Replace 'y' with $$ \frac{2}{5}x $$ and 'z' with $$ -\frac{9}{5}x $$:
$$ 2x+k(\frac{2}{5}x)+7(-\frac{9}{5}x)=0 $$
This equation now involves only 'x' and 'k'.

**step7** Solving for 'k'

We are looking for a non-trivial solution, which means that 'x' cannot be zero. If 'x' were zero, then 'y' and 'z' would also be zero (from the relationships we found), leading to the trivial solution (0, 0, 0).
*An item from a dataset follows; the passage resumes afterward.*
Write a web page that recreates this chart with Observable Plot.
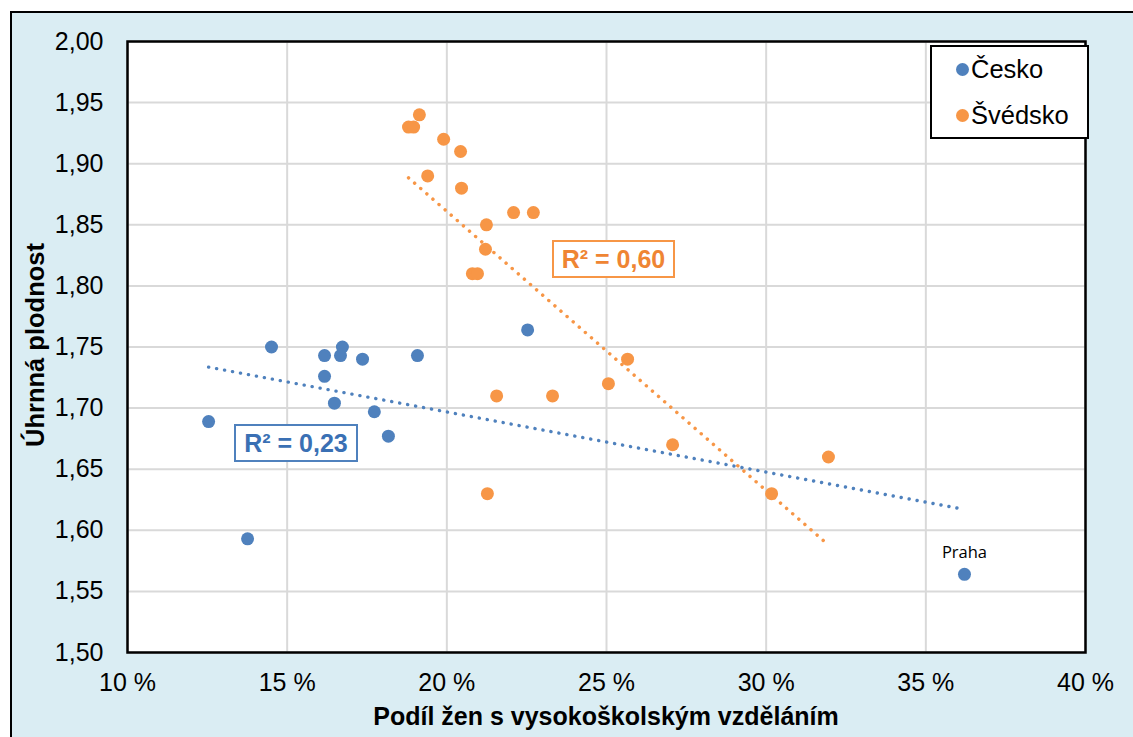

Since 'x' is not zero, we can divide every term in the equation from Step 6 by 'x':
$$ \frac{2x}{x} + \frac{k(\frac{2}{5}x)}{x} + \frac{7(-\frac{9}{5}x)}{x} = \frac{0}{x} $$
This simplifies to:
$$ 2 + k(\frac{2}{5}) + 7(-\frac{9}{5}) = 0 $$
Perform the multiplications:
$$ 2 + \frac{2k}{5} - \frac{63}{5} = 0 $$
To eliminate the fractions, we can multiply the entire equation by 5:
$$ 5 \times 2 + 5 \times \frac{2k}{5} - 5 \times \frac{63}{5} = 5 \times 0 $$
$$ 10 + 2k - 63 = 0 $$
Now, combine the constant numbers:
$$ 2k + (10 - 63) = 0 $$
$$ 2k - 53 = 0 $$
To solve for 'k', add 53 to both sides of the equation:
$$ 2k = 53 $$
Finally, divide by 2:
$$ k = \frac{53}{2} $$
This is the value of 'k' for which the system of equations has a non-trivial solution.